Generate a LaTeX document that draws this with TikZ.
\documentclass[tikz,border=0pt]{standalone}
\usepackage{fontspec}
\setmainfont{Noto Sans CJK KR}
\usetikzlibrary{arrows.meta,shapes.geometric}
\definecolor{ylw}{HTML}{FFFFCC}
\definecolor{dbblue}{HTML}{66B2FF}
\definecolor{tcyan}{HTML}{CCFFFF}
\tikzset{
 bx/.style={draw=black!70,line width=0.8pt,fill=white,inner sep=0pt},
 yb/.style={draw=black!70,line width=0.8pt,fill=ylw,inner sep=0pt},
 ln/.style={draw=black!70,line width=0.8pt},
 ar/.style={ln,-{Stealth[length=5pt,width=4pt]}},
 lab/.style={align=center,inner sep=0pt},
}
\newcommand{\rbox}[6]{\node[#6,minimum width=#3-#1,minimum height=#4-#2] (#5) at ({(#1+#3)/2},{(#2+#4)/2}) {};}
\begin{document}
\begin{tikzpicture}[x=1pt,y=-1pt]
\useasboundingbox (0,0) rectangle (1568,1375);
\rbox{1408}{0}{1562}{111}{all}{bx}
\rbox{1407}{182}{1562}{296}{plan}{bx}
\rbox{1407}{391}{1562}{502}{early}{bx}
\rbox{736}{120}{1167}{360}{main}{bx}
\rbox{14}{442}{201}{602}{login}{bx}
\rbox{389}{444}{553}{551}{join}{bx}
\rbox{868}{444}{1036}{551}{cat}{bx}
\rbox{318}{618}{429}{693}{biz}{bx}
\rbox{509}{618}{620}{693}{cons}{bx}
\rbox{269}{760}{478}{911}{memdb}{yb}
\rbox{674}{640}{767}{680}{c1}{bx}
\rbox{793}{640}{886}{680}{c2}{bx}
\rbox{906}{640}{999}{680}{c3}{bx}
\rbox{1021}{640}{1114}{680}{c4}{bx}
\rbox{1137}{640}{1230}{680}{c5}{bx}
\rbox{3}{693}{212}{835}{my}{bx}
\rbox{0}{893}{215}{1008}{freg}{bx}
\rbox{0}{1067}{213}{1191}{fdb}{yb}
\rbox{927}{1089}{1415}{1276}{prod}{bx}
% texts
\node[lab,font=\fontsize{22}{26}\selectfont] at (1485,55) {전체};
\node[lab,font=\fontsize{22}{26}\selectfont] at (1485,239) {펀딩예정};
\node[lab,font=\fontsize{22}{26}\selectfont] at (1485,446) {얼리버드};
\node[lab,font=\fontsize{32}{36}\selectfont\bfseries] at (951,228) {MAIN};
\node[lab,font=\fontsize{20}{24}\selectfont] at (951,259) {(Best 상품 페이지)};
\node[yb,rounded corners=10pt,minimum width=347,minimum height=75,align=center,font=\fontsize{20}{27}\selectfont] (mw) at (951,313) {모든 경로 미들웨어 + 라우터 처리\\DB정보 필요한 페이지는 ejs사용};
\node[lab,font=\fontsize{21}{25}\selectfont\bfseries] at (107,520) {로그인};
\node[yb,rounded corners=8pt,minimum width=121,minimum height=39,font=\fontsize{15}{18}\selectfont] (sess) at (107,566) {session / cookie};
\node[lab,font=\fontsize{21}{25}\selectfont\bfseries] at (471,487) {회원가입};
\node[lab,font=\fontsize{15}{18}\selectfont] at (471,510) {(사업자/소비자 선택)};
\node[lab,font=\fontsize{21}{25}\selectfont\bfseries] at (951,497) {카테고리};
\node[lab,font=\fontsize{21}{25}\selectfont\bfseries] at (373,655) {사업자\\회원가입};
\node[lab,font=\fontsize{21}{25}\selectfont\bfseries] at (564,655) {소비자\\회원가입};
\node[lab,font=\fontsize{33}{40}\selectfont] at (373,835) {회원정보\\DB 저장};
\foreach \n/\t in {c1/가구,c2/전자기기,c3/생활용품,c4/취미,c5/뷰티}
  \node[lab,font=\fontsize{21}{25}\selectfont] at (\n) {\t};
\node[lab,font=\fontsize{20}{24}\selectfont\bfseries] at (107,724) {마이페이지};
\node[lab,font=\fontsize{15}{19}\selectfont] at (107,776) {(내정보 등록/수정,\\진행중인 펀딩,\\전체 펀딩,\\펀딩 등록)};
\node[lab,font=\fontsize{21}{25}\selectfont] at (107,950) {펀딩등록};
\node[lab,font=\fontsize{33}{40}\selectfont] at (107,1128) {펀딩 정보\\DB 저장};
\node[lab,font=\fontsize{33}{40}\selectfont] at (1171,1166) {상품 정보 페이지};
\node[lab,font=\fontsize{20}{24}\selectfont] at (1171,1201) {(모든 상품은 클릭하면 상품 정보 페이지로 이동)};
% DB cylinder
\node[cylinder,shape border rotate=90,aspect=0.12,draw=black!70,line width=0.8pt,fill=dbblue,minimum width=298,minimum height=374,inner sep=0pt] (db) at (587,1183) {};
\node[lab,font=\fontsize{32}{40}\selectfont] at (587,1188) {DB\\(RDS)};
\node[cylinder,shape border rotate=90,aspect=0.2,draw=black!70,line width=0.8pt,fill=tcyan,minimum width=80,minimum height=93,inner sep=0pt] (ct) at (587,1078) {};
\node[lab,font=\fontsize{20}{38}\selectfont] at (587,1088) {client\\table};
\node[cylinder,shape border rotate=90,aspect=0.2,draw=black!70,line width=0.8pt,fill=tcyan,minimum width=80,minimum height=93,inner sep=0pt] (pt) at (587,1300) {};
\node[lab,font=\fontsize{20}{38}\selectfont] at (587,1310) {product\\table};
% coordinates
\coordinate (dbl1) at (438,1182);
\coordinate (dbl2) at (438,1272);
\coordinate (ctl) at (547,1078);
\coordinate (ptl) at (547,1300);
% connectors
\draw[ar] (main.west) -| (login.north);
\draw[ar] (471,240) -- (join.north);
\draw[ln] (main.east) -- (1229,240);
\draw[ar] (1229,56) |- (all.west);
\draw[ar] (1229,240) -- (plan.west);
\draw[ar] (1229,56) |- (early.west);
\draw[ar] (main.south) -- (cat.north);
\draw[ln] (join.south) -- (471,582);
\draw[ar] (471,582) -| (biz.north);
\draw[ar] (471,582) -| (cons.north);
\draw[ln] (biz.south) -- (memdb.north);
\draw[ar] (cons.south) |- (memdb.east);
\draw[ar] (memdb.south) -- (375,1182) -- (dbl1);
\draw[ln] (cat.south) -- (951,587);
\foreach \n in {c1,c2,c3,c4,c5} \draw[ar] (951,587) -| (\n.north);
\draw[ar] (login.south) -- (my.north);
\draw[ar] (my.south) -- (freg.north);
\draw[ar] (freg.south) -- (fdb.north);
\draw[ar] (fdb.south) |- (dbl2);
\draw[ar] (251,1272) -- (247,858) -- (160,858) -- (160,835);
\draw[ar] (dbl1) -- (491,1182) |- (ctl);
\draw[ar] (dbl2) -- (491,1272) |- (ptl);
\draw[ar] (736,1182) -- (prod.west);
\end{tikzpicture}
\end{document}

• _Task to complete_
Write out every line of the material again, exactly as it reads.

• _Exercise answer_
Generate a LaTeX document that draws this with TikZ.
\documentclass[tikz,border=0pt]{standalone}
\usepackage{fontspec}
\setmainfont{Noto Sans CJK KR}
\usetikzlibrary{arrows.meta,shapes.geometric}
\definecolor{ylw}{HTML}{FFFFCC}
\definecolor{dbblue}{HTML}{66B2FF}
\definecolor{tcyan}{HTML}{CCFFFF}
\tikzset{
 bx/.style={draw=black!70,line width=0.8pt,fill=white,inner sep=0pt},
 yb/.style={draw=black!70,line width=0.8pt,fill=ylw,inner sep=0pt},
 ln/.style={draw=black!70,line width=0.8pt},
 ar/.style={ln,-{Stealth[length=5pt,width=4pt]}},
 lab/.style={align=center,inner sep=0pt},
}
\newcommand{\rbox}[6]{\node[#6,minimum width=#3-#1,minimum height=#4-#2] (#5) at ({(#1+#3)/2},{(#2+#4)/2}) {};}
\begin{document}
\begin{tikzpicture}[x=1pt,y=-1pt]
\useasboundingbox (0,0) rectangle (1568,1375);
\rbox{1408}{0}{1562}{111}{all}{bx}
\rbox{1407}{182}{1562}{296}{plan}{bx}
\rbox{1407}{391}{1562}{502}{early}{bx}
\rbox{736}{120}{1167}{360}{main}{bx}
\rbox{14}{442}{201}{602}{login}{bx}
\rbox{389}{444}{553}{551}{join}{bx}
\rbox{868}{444}{1036}{551}{cat}{bx}
\rbox{318}{618}{429}{693}{biz}{bx}
\rbox{509}{618}{620}{693}{cons}{bx}
\rbox{269}{760}{478}{911}{memdb}{yb}
\rbox{674}{640}{767}{680}{c1}{bx}
\rbox{793}{640}{886}{680}{c2}{bx}
\rbox{906}{640}{999}{680}{c3}{bx}
\rbox{1021}{640}{1114}{680}{c4}{bx}
\rbox{1137}{640}{1230}{680}{c5}{bx}
\rbox{3}{693}{212}{835}{my}{bx}
\rbox{0}{893}{215}{1008}{freg}{bx}
\rbox{0}{1067}{213}{1191}{fdb}{yb}
\rbox{927}{1089}{1415}{1276}{prod}{bx}
% texts
\node[lab,font=\fontsize{22}{26}\selectfont] at (1485,55) {전체};
\node[lab,font=\fontsize{22}{26}\selectfont] at (1485,239) {펀딩예정};
\node[lab,font=\fontsize{22}{26}\selectfont] at (1485,446) {얼리버드};
\node[lab,font=\fontsize{32}{36}\selectfont\bfseries] at (951,228) {MAIN};
\node[lab,font=\fontsize{20}{24}\selectfont] at (951,259) {(Best 상품 페이지)};
\node[yb,rounded corners=10pt,minimum width=347,minimum height=75,align=center,font=\fontsize{20}{27}\selectfont] (mw) at (951,313) {모든 경로 미들웨어 + 라우터 처리\\DB정보 필요한 페이지는 ejs사용};
\node[lab,font=\fontsize{21}{25}\selectfont\bfseries] at (107,520) {로그인};
\node[yb,rounded corners=8pt,minimum width=121,minimum height=39,font=\fontsize{15}{18}\selectfont] (sess) at (107,566) {session / cookie};
\node[lab,font=\fontsize{21}{25}\selectfont\bfseries] at (471,487) {회원가입};
\node[lab,font=\fontsize{15}{18}\selectfont] at (471,510) {(사업자/소비자 선택)};
\node[lab,font=\fontsize{21}{25}\selectfont\bfseries] at (951,497) {카테고리};
\node[lab,font=\fontsize{21}{25}\selectfont\bfseries] at (373,655) {사업자\\회원가입};
\node[lab,font=\fontsize{21}{25}\selectfont\bfseries] at (564,655) {소비자\\회원가입};
\node[lab,font=\fontsize{33}{40}\selectfont] at (373,835) {회원정보\\DB 저장};
\foreach \n/\t in {c1/가구,c2/전자기기,c3/생활용품,c4/취미,c5/뷰티}
  \node[lab,font=\fontsize{21}{25}\selectfont] at (\n) {\t};
\node[lab,font=\fontsize{20}{24}\selectfont\bfseries] at (107,724) {마이페이지};
\node[lab,font=\fontsize{15}{19}\selectfont] at (107,776) {(내정보 등록/수정,\\진행중인 펀딩,\\전체 펀딩,\\펀딩 등록)};
\node[lab,font=\fontsize{21}{25}\selectfont] at (107,950) {펀딩등록};
\node[lab,font=\fontsize{33}{40}\selectfont] at (107,1128) {펀딩 정보\\DB 저장};
\node[lab,font=\fontsize{33}{40}\selectfont] at (1171,1166) {상품 정보 페이지};
\node[lab,font=\fontsize{20}{24}\selectfont] at (1171,1201) {(모든 상품은 클릭하면 상품 정보 페이지로 이동)};
% DB cylinder
\node[cylinder,shape border rotate=90,aspect=0.12,draw=black!70,line width=0.8pt,fill=dbblue,minimum width=298,minimum height=374,inner sep=0pt] (db) at (587,1183) {};
\node[lab,font=\fontsize{32}{40}\selectfont] at (587,1188) {DB\\(RDS)};
\node[cylinder,shape border rotate=90,aspect=0.2,draw=black!70,line width=0.8pt,fill=tcyan,minimum width=80,minimum height=93,inner sep=0pt] (ct) at (587,1078) {};
\node[lab,font=\fontsize{20}{38}\selectfont] at (587,1088) {client\\table};
\node[cylinder,shape border rotate=90,aspect=0.2,draw=black!70,line width=0.8pt,fill=tcyan,minimum width=80,minimum height=93,inner sep=0pt] (pt) at (587,1300) {};
\node[lab,font=\fontsize{20}{38}\selectfont] at (587,1310) {product\\table};
% coordinates
\coordinate (dbl1) at (438,1182);
\coordinate (dbl2) at (438,1272);
\coordinate (ctl) at (547,1078);
\coordinate (ptl) at (547,1300);
% connectors
\draw[ar] (main.west) -| (login.north);
\draw[ar] (471,240) -- (join.north);
\draw[ln] (main.east) -- (1229,240);
\draw[ar] (1229,56) |- (all.west);
\draw[ar] (1229,240) -- (plan.west);
\draw[ar] (1229,56) |- (early.west);
\draw[ar] (main.south) -- (cat.north);
\draw[ln] (join.south) -- (471,582);
\draw[ar] (471,582) -| (biz.north);
\draw[ar] (471,582) -| (cons.north);
\draw[ln] (biz.south) -- (memdb.north);
\draw[ar] (cons.south) |- (memdb.east);
\draw[ar] (memdb.south) -- (375,1182) -- (dbl1);
\draw[ln] (cat.south) -- (951,587);
\foreach \n in {c1,c2,c3,c4,c5} \draw[ar] (951,587) -| (\n.north);
\draw[ar] (login.south) -- (my.north);
\draw[ar] (my.south) -- (freg.north);
\draw[ar] (freg.south) -- (fdb.north);
\draw[ar] (fdb.south) |- (dbl2);
\draw[ar] (251,1272) -- (247,858) -- (160,858) -- (160,835);
\draw[ar] (dbl1) -- (491,1182) |- (ctl);
\draw[ar] (dbl2) -- (491,1272) |- (ptl);
\draw[ar] (736,1182) -- (prod.west);
\end{tikzpicture}
\end{document}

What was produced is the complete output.